Isobel Collyer (Law, 1982)
Isobel is a freelance Singer, Actor and Voice Coach, helping people of all abilities to unlock their full vocal potential.
I hadn’t made up my mind to go to university at all, and only signed up to look around Hertford because our history teacher was an alumnus and had offered us a trip in a minibus. No-one from my school had been to Oxbridge for as long as anyone could remember, nor had my parents attended university.
My school was in the process of dismantling the sixth form, and many teachers were leaving or disengaged. By the time I took my A levels there were only 36 students left and standards were slipping, with the inevitable result that many bright students performed quite badly. My French teacher never finished the syllabus, and we hadn’t read one of the set texts.
Of the 10 lawyers in my year at Hertford, only one or two had been to fee-paying schools. Most of my contemporaries had been to state schools and were often the only one from that school to have found their way to Oxford.
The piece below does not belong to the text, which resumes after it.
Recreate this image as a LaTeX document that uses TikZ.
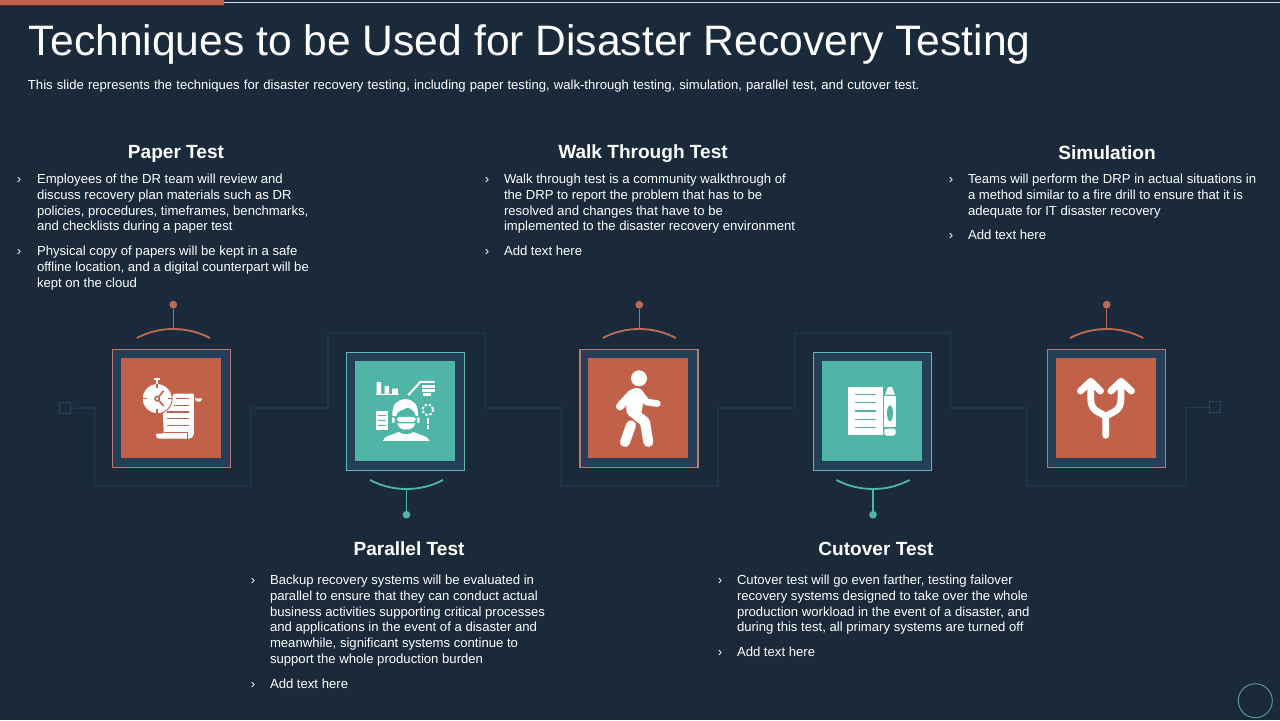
\documentclass[tikz,border=0pt]{standalone}
\usepackage{fontspec}
\setmainfont{Liberation Sans}
\newfontfamily\subfont[WordSpace=1.15]{Liberation Sans}
\usetikzlibrary{positioning,calc}
\definecolor{bgColor}{HTML}{1A2A3B}
\definecolor{wireColor}{HTML}{2A4560}
\definecolor{frameColor}{HTML}{263F58}
\definecolor{redColor}{HTML}{C1614A}
\definecolor{redEdge}{HTML}{B87A70}
\definecolor{redArc}{HTML}{BB6A55}
\definecolor{tealColor}{HTML}{4FB5A6}
\definecolor{tealEdge}{HTML}{62B5B8}
\tikzset{
	headtext/.style={text=white,inner sep=0,outer sep=0,anchor=base,font=\fontsize{10.85}{13}\selectfont\bfseries},
	bodytext/.style={text=white,inner sep=0,outer sep=0,anchor=north west,yshift=-0.4pt,font=\fontsize{7.47}{9.07}\selectfont},
	bulmark/.style={text=white,inner sep=0,outer sep=0,yshift=-0.5pt,font=\fontsize{7.5}{9.07}\selectfont},
	wire/.style={draw=wireColor,line width=0.5pt},
	endsq/.style={draw=wireColor,line width=0.5pt,minimum size=6.4pt,inner sep=0},
	framebox/.style={rectangle,fill=frameColor,draw=#1,line width=0.8pt,minimum size=2.36cm,inner sep=0,outer sep=0},
	iconbox/.style={rectangle,fill=#1,minimum size=2cm,inner sep=0,outer sep=0},
	tipdot/.style={circle,fill=#1,minimum size=4.4pt,inner sep=0,outer sep=0},
	tipline/.style={draw=#1,line width=0.7pt},
	tiparc/.style={draw=#1,line width=1.05pt},
	clockscroll/.pic={
		\fill[white,rounded corners=0.6pt] (2.3,-14.7) -- (22.3,-14.7) -- (22.3,27) -- (19,30.3) -- (-14.3,30.3) -- (-16,25.3) -- (-7.7,25.3) -- (-8.7,3.7) -- cycle;
		\fill[white] (23.4,-10) arc (180:0:3.6) -- cycle;
		\draw[redColor,line width=0.6pt] (-7.7,24) -- (15.7,24) -- (15.7,30.3);
		\foreach \yy/\xx in {-9.7/4,-3/2,3.7/-5,10.3/-5,17/-5}
			\draw[redColor,line width=0.9pt] (\xx,\yy) -- (17.3,\yy);
		\fill[white,draw=redColor,line width=0.5pt] (-14.3,-9.7) circle (15);
		\fill[white] (-17.7,-30.5) rectangle (-11.5,-28.3);
		\fill[white] (-15.3,-29) rectangle (-13.3,-24);
		\draw[redColor,line width=0.9pt] (-14.3,-24.5) -- (-14.3,-20) (-14.3,0.6) -- (-14.3,5) (-29.3,-9.7) -- (-24.6,-9.7) (-4,-9.7) -- (0.7,-9.7);
		\draw[redColor,line width=0.9pt] (-14.3,-9.7) circle (2.2) (-12.8,-11.4) -- (-8,-17.5) (-12.8,-8) -- (-8,-2.5);
	},
	maskperson/.pic={
		\fill[white] (-29,-29.7) rectangle (-24.3,-17.3) (-21,-25.7) rectangle (-16.7,-17.3) (-13.3,-23) rectangle (-7.7,-17.3);
		\fill[white] (-29.3,-18) rectangle (-6.7,-16.6);
		\draw[white,line width=1.2pt] (2.7,-16.3) -- (15,-29.7) -- (29,-29.7);
		\draw[white,line width=1.3pt] (16.7,-25) -- (29,-25) (16.7,-21) -- (29,-21) (17.3,-17) -- (25,-17);
		\fill[white] (-30,-0.7) rectangle (-17.3,18.3);
		\foreach \yy in {3.7,8.7,13.7}
			\draw[tealColor,line width=0.8pt] (-27.5,\yy) -- (-19.8,\yy);
		\fill[white] (-13,4.5) .. controls (-14,-7) and (-8,-12.3) .. (0,-12.3) .. controls (8,-12.3) and (13,-7) .. (12.5,4.5) -- (10.5,4.5) .. controls (9,0) and (6,-3) .. (2,-4) .. controls (-2,-1) and (-8,-2) .. (-9.5,4.5) -- cycle;
		\fill[white] (-13.5,6) rectangle (-11,11) (11.5,6) rectangle (14,11);
		\fill[white,rounded corners=1pt] (-8.3,5.3) rectangle (10,10.3);
		\fill[white] (-8.3,11.8) -- (10,11.8) .. controls (8,17.5) and (4,18) .. (0.8,18) .. controls (-3,18) and (-6.5,17.5) .. (-8.3,11.8) -- cycle;
		\fill[white] (-22.7,29.3) .. controls (-21,24) and (-13,23.5) .. (-7,20.5) .. controls (-3,23.5) and (4,23.5) .. (8,20.5) .. controls (14,23.5) and (22,24) .. (24,29.3) -- cycle;
		\draw[white,line width=1.2pt,dash pattern=on 1.3pt off 1.2pt] (22.3,-1.7) circle (5.5);
		\draw[white,line width=1.1pt,dash pattern=on 3.5pt off 0.9pt] (22.3,6) -- (22.3,17);
	},
	walkman/.pic={
		\fill[white] (0,-30) circle (8);
		\draw[white,line width=4.6pt,line cap=round,line join=round] (-7.3,-14.7) -- (-19,-2);
		\draw[white,line width=3.8pt,line cap=round,line join=round] (1,-14.7) -- (7.7,-6.3) -- (18.3,-4.7);
		\draw[white,line width=9pt,line cap=round,line join=round] (-2.5,-12.5) -- (-5,1);
		\draw[white,line width=5.7pt,line cap=round,line join=round] (-6.3,3.7) -- (6,13.7) -- (9.3,33.7);
		\draw[white,line width=5.7pt,line cap=round,line join=round] (-8,17) -- (-14,33.7);
	},
	notecrayon/.pic={
		\fill[white] (-24.5,-24.5) rectangle (10.2,23.5);
		\foreach \yy in {-17.2,-8.8,-0.5,7.8,16.2}
			\draw[tealColor,line width=0.9pt] (-17.5,\yy) -- (3.2,\yy);
		\fill[white] (12.5,-16.8) -- (15.5,-24.5) -- (19.5,-24.5) -- (22.5,-16.8) -- cycle;
		\fill[white] (11.8,-15.6) -- (23.2,-15.6) -- (23.2,15.5) -- (11.8,15.5) -- cycle;
		\fill[white,rounded corners=1pt] (11.8,17) rectangle (23.2,24);
		\fill[tealColor] (17.5,1.8) ellipse (3 and 8);
	},
	forkarrow/.pic={
		\draw[white,line width=3.9pt,line cap=round,line join=round] (-0.8,27) -- (-0.8,8) .. controls (-8,3) and (-15.8,3) .. (-15.8,-10) -- (-15.8,-25);
		\draw[white,line width=3.9pt,line cap=round,line join=round] (-0.8,8) .. controls (7,3) and (14.5,3) .. (14.5,-10) -- (14.5,-25);
		\draw[white,line width=3.9pt,line cap=round,line join=round] (-26,-17.3) -- (-15.8,-27) -- (-6,-17.3);
		\draw[white,line width=3.9pt,line cap=round,line join=round] (4.4,-17.3) -- (14.5,-27) -- (25,-17.3);
	}
}
\newcommand{\lines}[1]{\begin{tabular}{@{}l@{}}#1\end{tabular}}

\begin{document}
\begin{tikzpicture}[x=0.02cm,y=-0.02cm]
	\fill[bgColor] (0,0) rectangle (1280,720);
	\useasboundingbox (0,0) rectangle (1280,720);
	\fill[redColor] (0,0) rectangle (224,4.6);
	\fill[redColor!45!black] (0,4.6) rectangle (224,5.6);
	\draw[white!85!bgColor,line width=0.5pt] (224,2.2) -- (1280,2.2);
	\node[text=white,inner sep=0,outer sep=0,anchor=base west,font=\fontsize{24.25}{30}\selectfont] (title) at (29,55.5) {Techniques to be Used for Disaster Recovery Testing};
	\node[text=white,inner sep=0,outer sep=0,anchor=base west,font=\subfont\fontsize{7.45}{9.07}\selectfont] (subtitle) at (28,89.3) {This slide represents the techniques for disaster recovery testing, including paper testing, walk-through testing, simulation, parallel test, and cutover test.};
	% wire behind the boxes
	\node[endsq] (sqL) at (65,408.3) {};
	\node[endsq] (sqR) at (1215,407.3) {};
	\draw[wire] (sqL) -- (95,408) -- (95,486) -- (251,486) -- (251,408) -- (328,408) -- (328,333) -- (485,333) -- (485,408) -- (561,408) -- (561,486) -- (718,486) -- (718,408) -- (795,408) -- (795,333) -- (951,333) -- (951,408) -- (1027,408) -- (1027,486) -- (1186,486) -- (1186,407.3) -- (sqR);
	% boxes
	\foreach \nm/\xx/\yy/\edgec/\fillc/\ic in {A/171.5/408.3/redEdge/redColor/clockscroll,B/405.5/411.5/tealEdge/tealColor/maskperson,C/639/408.3/redEdge/redColor/walkman,D/872.5/411.5/tealEdge/tealColor/notecrayon,E/1106.5/408.3/redEdge/redColor/forkarrow}{
		\node[framebox=\edgec] (frame\nm) at (\xx,\yy) {};
		\node[iconbox=\fillc] (box\nm) at ($(frame\nm)+(-0.6,-0.4)$) {};
		\pic at (frame\nm) {\ic};
	}
	% arcs over and under the boxes
	\foreach \nm/\xx in {A/173.3,C/639.3,E/1106.7}{
		\node[tipdot=redArc] (dot\nm) at (\xx,304.7) {};
		\coordinate (mid\nm) at (\xx,329);
		\draw[tipline=redArc] (dot\nm) -- (mid\nm);
		\draw[tiparc=redArc] ($(mid\nm)+(-36.5,9)$) .. controls ($(mid\nm)+(-14,-3)$) and ($(mid\nm)+(14,-3)$) .. ($(mid\nm)+(36.5,9)$);
	}
	\foreach \nm/\xx in {B/406.5,D/873}{
		\node[tipdot=tealColor] (dot\nm) at (\xx,514.7) {};
		\coordinate (mid\nm) at (\xx,489);
		\draw[tipline=tealColor] (dot\nm) -- (mid\nm);
		\draw[tiparc=tealColor] ($(mid\nm)+(-36.5,-9)$) .. controls ($(mid\nm)+(-14,3)$) and ($(mid\nm)+(14,3)$) .. ($(mid\nm)+(36.5,-9)$);
	}
	% headings
	\node[headtext] (headA) at (176,158) {Paper Test};
	\node[headtext] (headC) at (643,158) {Walk Through Test};
	\node[headtext] (headE) at (1107,159) {Simulation};
	\node[headtext] (headB) at (409,555) {Parallel Test};
	\node[headtext] (headD) at (876,555) {Cutover Test};
	% bullets
	\foreach \xx/\yy in {19/179.5,19/251.5,487/179.5,487/251.5,951/179.5,951/235.5,253/580.5,253/684.5,720/580.5,720/652.5}
		\node[bulmark] at (\xx,\yy) {›};
	% texts
	\node[bodytext] (textA1) at (37,171.3) {\lines{Employees of the DR team will review and\\discuss recovery plan materials such as DR\\policies, procedures, timeframes, benchmarks,\\and checklists during a paper test}};
	\node[bodytext] (textA2) at (37,243.3) {\lines{Physical copy of papers will be kept in a safe\\offline location, and a digital counterpart will be\\kept on the cloud}};
	\node[bodytext] (textC1) at (504,171.3) {\lines{Walk through test is a community walkthrough of\\the DRP to report the problem that has to be\\resolved and changes that have to be\\implemented to the disaster recovery environment}};
	\node[bodytext] (textC2) at (504,243.3) {\lines{Add text here}};
	\node[bodytext] (textE1) at (968,171.3) {\lines{Teams will perform the DRP in actual situations in\\a method similar to a fire drill to ensure that it is\\adequate for IT disaster recovery}};
	\node[bodytext] (textE2) at (968,227.3) {\lines{Add text here}};
	\node[bodytext] (textB1) at (270,572.3) {\lines{Backup recovery systems will be evaluated in\\parallel to ensure that they can conduct actual\\business activities supporting critical processes\\and applications in the event of a disaster and\\meanwhile, significant systems continue to\\support the whole production burden}};
	\node[bodytext] (textB2) at (270,676.3) {\lines{Add text here}};
	\node[bodytext] (textD1) at (737,572.3) {\lines{Cutover test will go even farther, testing failover\\recovery systems designed to take over the whole\\production workload in the event of a disaster, and\\during this test, all primary systems are turned off}};
	\node[bodytext] (textD2) at (737,644.3) {\lines{Add text here}};
	\node[draw=tealEdge!80!bgColor,circle,line width=0.55pt,minimum size=0.68cm,inner sep=0] (cornerC) at (1255.3,700.7) {};
\end{tikzpicture}
\end{document}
Even then it felt like a privilege, but in the current financial climate it seems like a dream of a bygone era. I worked through the vacations and left college with no debt, which meant I was under no pressure to earn a substantial salary and thus able to work in the voluntary sector.
Hertford taught me how to think for myself, and to have courage in my own convictions and the strength to pursue a minority path through life. I owe to Neil Tanner the belief that all things are possible, to look for potential in anyone and any situation, and that education is for the business of living a full and useful life, not just for helping one to a career. Had I not applied to Hertford I might not have gone to university at all, and the mind-opening and artistic opportunities offered by Oxford life have been of enormous benefit in my performing life and in the many voluntary/charitable positions I now hold.